#### Exercise inputs ####
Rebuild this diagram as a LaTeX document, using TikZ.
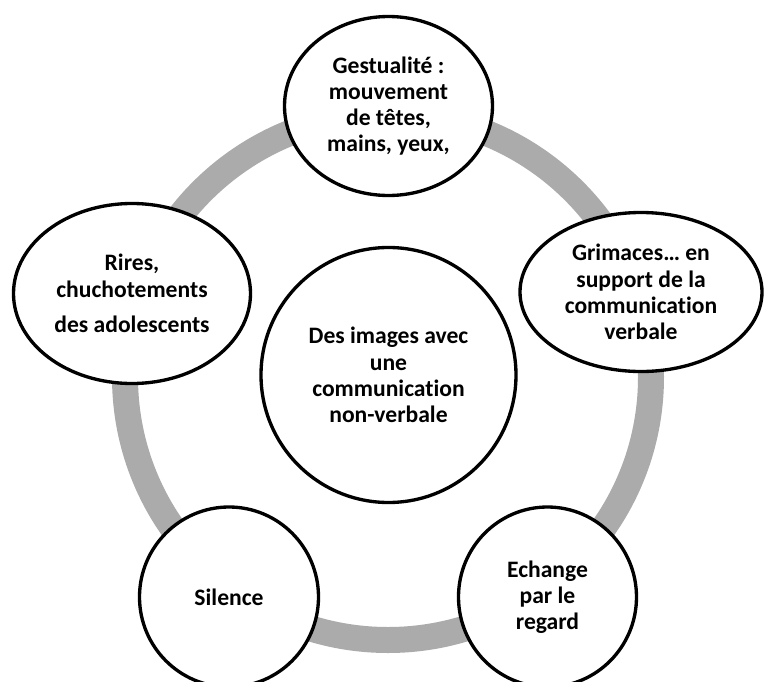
\documentclass[tikz,border=0pt]{standalone}
\usepackage{fontspec}
\setmainfont{Carlito}[Ligatures=NoCommon]
\usetikzlibrary{shapes.geometric}

\begin{document}
\begin{tikzpicture}[x=0.75pt,y=-0.75pt,
  blob/.style 2 args={ellipse,draw=black,line width=2.5pt,fill=white,inner sep=0pt,
    minimum width=#1*0.75pt,minimum height=#2*0.75pt,align=center,
    font=\bfseries\fontsize{17.7pt}{19.7pt}\selectfont},
  ring/.style={draw=black!33,line width=19.5pt}]
\useasboundingbox (0,0) rectangle (765,682);

\coordinate (mid) at (388,377);
\draw[ring] (mid) circle[radius=197.25pt];

\node[blob={255}{255}] (centre) at (388.5,375) {Des images avec\\une\\communication\\non-verbale};

\node[blob={208}{179}] (gest) at (388.5,106) {Gestualité :\\mouvement\\de têtes,\\mains, yeux,};
\node[blob={242}{159}] (grim) at (641,292) {Grimaces… en\\support de la\\communication\\verbale};
\node[blob={178}{180}] (regard) at (547.5,597) {Echange\\par le\\regard};
\node[blob={179}{180}] (silence) at (229,597) {Silence};
\node[blob={237}{180}] (rires) at (132,293.5) {Rires,\\chuchotements\\[6.75pt]des adolescents};
\end{tikzpicture}
\end{document}
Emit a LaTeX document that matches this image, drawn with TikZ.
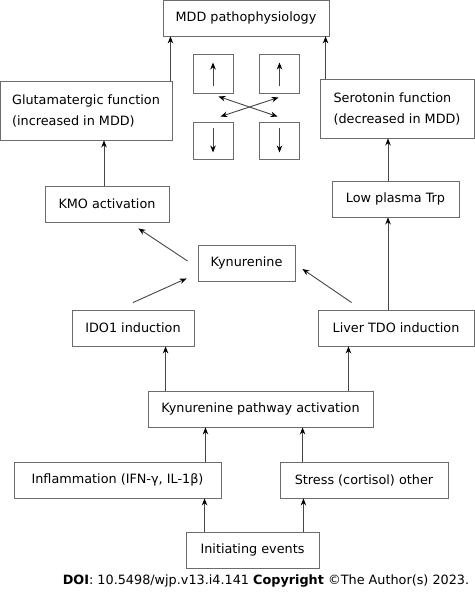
\documentclass[tikz,border=0pt]{standalone}
\usepackage{fontspec}
\setmainfont{DejaVu Sans}
\usetikzlibrary{arrows.meta}

\begin{document}
\begin{tikzpicture}[x=1pt,y=-1pt,font=\fontsize{12.8}{21}\selectfont]
	\tikzstyle{item}
	  =[draw=gray!85!black, line width=0.9pt, rectangle, inner sep=0pt,
	  minimum height=36pt, align=left]
	\tikzstyle{sign}
	  =[draw=gray!85!black, line width=0.9pt, rectangle, inner sep=0pt,
	  minimum width=40pt]
	\tikzstyle{arr}
	  =[draw=gray!55!black, line width=0.9pt, -{Stealth[length=7pt,width=5.5pt,black]}]
	\tikzstyle{twoway}
	  =[draw=gray!55!black, line width=0.9pt, {Stealth[length=7pt,width=5.5pt,black]}-{Stealth[length=7pt,width=5.5pt,black]}]

	\useasboundingbox (0,0) rectangle (474,596);

	\node[item, minimum width=166pt] (mdd)
	  at (246,18) {MDD pathophysiology};
	\node[item, minimum width=172pt, minimum height=59pt] (glut)
	  at (86,110.5) {Glutamatergic function\\(increased in MDD)};
	\node[item, minimum width=154pt, minimum height=59pt] (sero)
	  at (397,108.5) {Serotonin function\\(decreased in MDD)};

	\node[sign, minimum height=39pt] (upA)
	  at (213,73.5) {};
	\node[sign, minimum height=39pt] (upB)
	  at (279.5,73.5) {};
	\node[sign, minimum height=37pt] (dnA)
	  at (213,140.5) {};
	\node[sign, minimum height=37pt] (dnB)
	  at (279.5,140.5) {};

	\node[item, minimum width=124pt] (kmo)
	  at (107,204) {KMO activation};
	\node[item, minimum width=127pt] (trp)
	  at (395.5,199) {Low plasma Trp};
	\node[item, minimum width=97pt] (kyn)
	  at (246.5,263) {Kynurenine};
	\node[item, minimum width=122pt] (ido)
	  at (133,328) {IDO1 induction};
	\node[item, minimum width=156pt] (tdo)
	  at (396,328) {Liver TDO induction};
	\node[item, minimum width=225pt] (kpa)
	  at (260.5,409) {Kynurenine pathway activation};
	\node[item, minimum width=207pt] (infl)
	  at (117.5,480) {Inflammation (IFN-γ, IL-1β)};
	\node[item, minimum width=168pt] (stress)
	  at (364,480) {Stress (cortisol) other};
	\node[item, minimum width=133pt] (init)
	  at (252.5,550) {Initiating events};

	\node[] (doi)
	  at (266,581) {\textbf{DOI}: 10.5498/wjp.v13.i4.141 \textbf{Copyright} ©The Author(s) 2023.};

	% up and down signs
	\draw[arr] ([yshift=7pt]upA.south) -- ([yshift=-9pt]upA.north);
	\draw[arr] ([yshift=7pt]upB.south) -- ([yshift=-9pt]upB.north);
	\draw[arr] ([yshift=-6pt]dnA.north) -- ([yshift=7pt]dnA.south);
	\draw[arr] ([yshift=-6pt]dnB.north) -- ([yshift=7pt]dnB.south);
	\draw[twoway] ([xshift=-15pt,yshift=-3pt]upA.south east) -- ([xshift=18.5pt,yshift=5pt]dnB.north west);
	\draw[twoway] ([xshift=19.5pt,yshift=-4pt]upB.south west) -- ([xshift=-13pt,yshift=5pt]dnA.north east);

	% upper part
	\draw[arr] ([xshift=-2pt]glut.north east) -- ([xshift=-2pt]glut.north east |- mdd.south);
	\draw[arr] ([xshift=6pt]sero.north west) -- ([xshift=6pt]sero.north west |- mdd.south);
	\draw[arr] ([xshift=-3pt]kmo.north) -- ([xshift=-3pt]kmo.north |- glut.south);
	\draw[arr] ([xshift=-7.5pt]trp.north) -- ([xshift=-7.5pt]trp.north |- sero.south);
	\draw[arr] ([xshift=-8pt]tdo.north) -- ([xshift=-8pt]tdo.north |- trp.south);

	% kynurenine
	\draw[arr] ([xshift=-10pt,yshift=2pt]kyn.west) -- ([xshift=-31pt,yshift=-6pt]kmo.south east);
	\draw[arr] ([yshift=7pt]ido.north) -- ([xshift=-11pt,yshift=3pt]kyn.south west);
	\draw[arr] ([xshift=34pt,yshift=7pt]tdo.north west) -- ([xshift=7pt,yshift=-6pt]kyn.east);

	% lower part
	\draw[arr] ([xshift=18pt]kpa.north west) -- ([xshift=18pt]kpa.north west |- ido.south);
	\draw[arr] ([xshift=-25pt]kpa.north east) -- ([xshift=-25pt]kpa.north east |- tdo.south);
	\draw[arr] ([xshift=-16pt]infl.north east) -- ([xshift=-16pt]infl.north east |- kpa.south);
	\draw[arr] ([xshift=23pt]stress.north west) -- ([xshift=23pt]stress.north west |- kpa.south);
	\draw[arr] ([xshift=19pt]init.north west) -- ([xshift=19pt]init.north west |- infl.south);
	\draw[arr] ([xshift=-16pt]init.north east) -- ([xshift=-16pt]init.north east |- stress.south);
\end{tikzpicture}
\end{document}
####
Exercise brief => The records above must be transcribed exactly. Pictures are left out of the copy.

Exercise output =>
Rebuild this diagram as a LaTeX document, using TikZ.
\documentclass[tikz,border=0pt]{standalone}
\usepackage{fontspec}
\setmainfont{Carlito}[Ligatures=NoCommon]
\usetikzlibrary{shapes.geometric}

\begin{document}
\begin{tikzpicture}[x=0.75pt,y=-0.75pt,
  blob/.style 2 args={ellipse,draw=black,line width=2.5pt,fill=white,inner sep=0pt,
    minimum width=#1*0.75pt,minimum height=#2*0.75pt,align=center,
    font=\bfseries\fontsize{17.7pt}{19.7pt}\selectfont},
  ring/.style={draw=black!33,line width=19.5pt}]
\useasboundingbox (0,0) rectangle (765,682);

\coordinate (mid) at (388,377);
\draw[ring] (mid) circle[radius=197.25pt];

\node[blob={255}{255}] (centre) at (388.5,375) {Des images avec\\une\\communication\\non-verbale};

\node[blob={208}{179}] (gest) at (388.5,106) {Gestualité :\\mouvement\\de têtes,\\mains, yeux,};
\node[blob={242}{159}] (grim) at (641,292) {Grimaces… en\\support de la\\communication\\verbale};
\node[blob={178}{180}] (regard) at (547.5,597) {Echange\\par le\\regard};
\node[blob={179}{180}] (silence) at (229,597) {Silence};
\node[blob={237}{180}] (rires) at (132,293.5) {Rires,\\chuchotements\\[6.75pt]des adolescents};
\end{tikzpicture}
\end{document}
Emit a LaTeX document that matches this image, drawn with TikZ.
\documentclass[tikz,border=0pt]{standalone}
\usepackage{fontspec}
\setmainfont{DejaVu Sans}
\usetikzlibrary{arrows.meta}

\begin{document}
\begin{tikzpicture}[x=1pt,y=-1pt,font=\fontsize{12.8}{21}\selectfont]
	\tikzstyle{item}
	  =[draw=gray!85!black, line width=0.9pt, rectangle, inner sep=0pt,
	  minimum height=36pt, align=left]
	\tikzstyle{sign}
	  =[draw=gray!85!black, line width=0.9pt, rectangle, inner sep=0pt,
	  minimum width=40pt]
	\tikzstyle{arr}
	  =[draw=gray!55!black, line width=0.9pt, -{Stealth[length=7pt,width=5.5pt,black]}]
	\tikzstyle{twoway}
	  =[draw=gray!55!black, line width=0.9pt, {Stealth[length=7pt,width=5.5pt,black]}-{Stealth[length=7pt,width=5.5pt,black]}]

	\useasboundingbox (0,0) rectangle (474,596);

	\node[item, minimum width=166pt] (mdd)
	  at (246,18) {MDD pathophysiology};
	\node[item, minimum width=172pt, minimum height=59pt] (glut)
	  at (86,110.5) {Glutamatergic function\\(increased in MDD)};
	\node[item, minimum width=154pt, minimum height=59pt] (sero)
	  at (397,108.5) {Serotonin function\\(decreased in MDD)};

	\node[sign, minimum height=39pt] (upA)
	  at (213,73.5) {};
	\node[sign, minimum height=39pt] (upB)
	  at (279.5,73.5) {};
	\node[sign, minimum height=37pt] (dnA)
	  at (213,140.5) {};
	\node[sign, minimum height=37pt] (dnB)
	  at (279.5,140.5) {};

	\node[item, minimum width=124pt] (kmo)
	  at (107,204) {KMO activation};
	\node[item, minimum width=127pt] (trp)
	  at (395.5,199) {Low plasma Trp};
	\node[item, minimum width=97pt] (kyn)
	  at (246.5,263) {Kynurenine};
	\node[item, minimum width=122pt] (ido)
	  at (133,328) {IDO1 induction};
	\node[item, minimum width=156pt] (tdo)
	  at (396,328) {Liver TDO induction};
	\node[item, minimum width=225pt] (kpa)
	  at (260.5,409) {Kynurenine pathway activation};
	\node[item, minimum width=207pt] (infl)
	  at (117.5,480) {Inflammation (IFN-γ, IL-1β)};
	\node[item, minimum width=168pt] (stress)
	  at (364,480) {Stress (cortisol) other};
	\node[item, minimum width=133pt] (init)
	  at (252.5,550) {Initiating events};

	\node[] (doi)
	  at (266,581) {\textbf{DOI}: 10.5498/wjp.v13.i4.141 \textbf{Copyright} ©The Author(s) 2023.};

	% up and down signs
	\draw[arr] ([yshift=7pt]upA.south) -- ([yshift=-9pt]upA.north);
	\draw[arr] ([yshift=7pt]upB.south) -- ([yshift=-9pt]upB.north);
	\draw[arr] ([yshift=-6pt]dnA.north) -- ([yshift=7pt]dnA.south);
	\draw[arr] ([yshift=-6pt]dnB.north) -- ([yshift=7pt]dnB.south);
	\draw[twoway] ([xshift=-15pt,yshift=-3pt]upA.south east) -- ([xshift=18.5pt,yshift=5pt]dnB.north west);
	\draw[twoway] ([xshift=19.5pt,yshift=-4pt]upB.south west) -- ([xshift=-13pt,yshift=5pt]dnA.north east);

	% upper part
	\draw[arr] ([xshift=-2pt]glut.north east) -- ([xshift=-2pt]glut.north east |- mdd.south);
	\draw[arr] ([xshift=6pt]sero.north west) -- ([xshift=6pt]sero.north west |- mdd.south);
	\draw[arr] ([xshift=-3pt]kmo.north) -- ([xshift=-3pt]kmo.north |- glut.south);
	\draw[arr] ([xshift=-7.5pt]trp.north) -- ([xshift=-7.5pt]trp.north |- sero.south);
	\draw[arr] ([xshift=-8pt]tdo.north) -- ([xshift=-8pt]tdo.north |- trp.south);

	% kynurenine
	\draw[arr] ([xshift=-10pt,yshift=2pt]kyn.west) -- ([xshift=-31pt,yshift=-6pt]kmo.south east);
	\draw[arr] ([yshift=7pt]ido.north) -- ([xshift=-11pt,yshift=3pt]kyn.south west);
	\draw[arr] ([xshift=34pt,yshift=7pt]tdo.north west) -- ([xshift=7pt,yshift=-6pt]kyn.east);

	% lower part
	\draw[arr] ([xshift=18pt]kpa.north west) -- ([xshift=18pt]kpa.north west |- ido.south);
	\draw[arr] ([xshift=-25pt]kpa.north east) -- ([xshift=-25pt]kpa.north east |- tdo.south);
	\draw[arr] ([xshift=-16pt]infl.north east) -- ([xshift=-16pt]infl.north east |- kpa.south);
	\draw[arr] ([xshift=23pt]stress.north west) -- ([xshift=23pt]stress.north west |- kpa.south);
	\draw[arr] ([xshift=19pt]init.north west) -- ([xshift=19pt]init.north west |- infl.south);
	\draw[arr] ([xshift=-16pt]init.north east) -- ([xshift=-16pt]init.north east |- stress.south);
\end{tikzpicture}
\end{document}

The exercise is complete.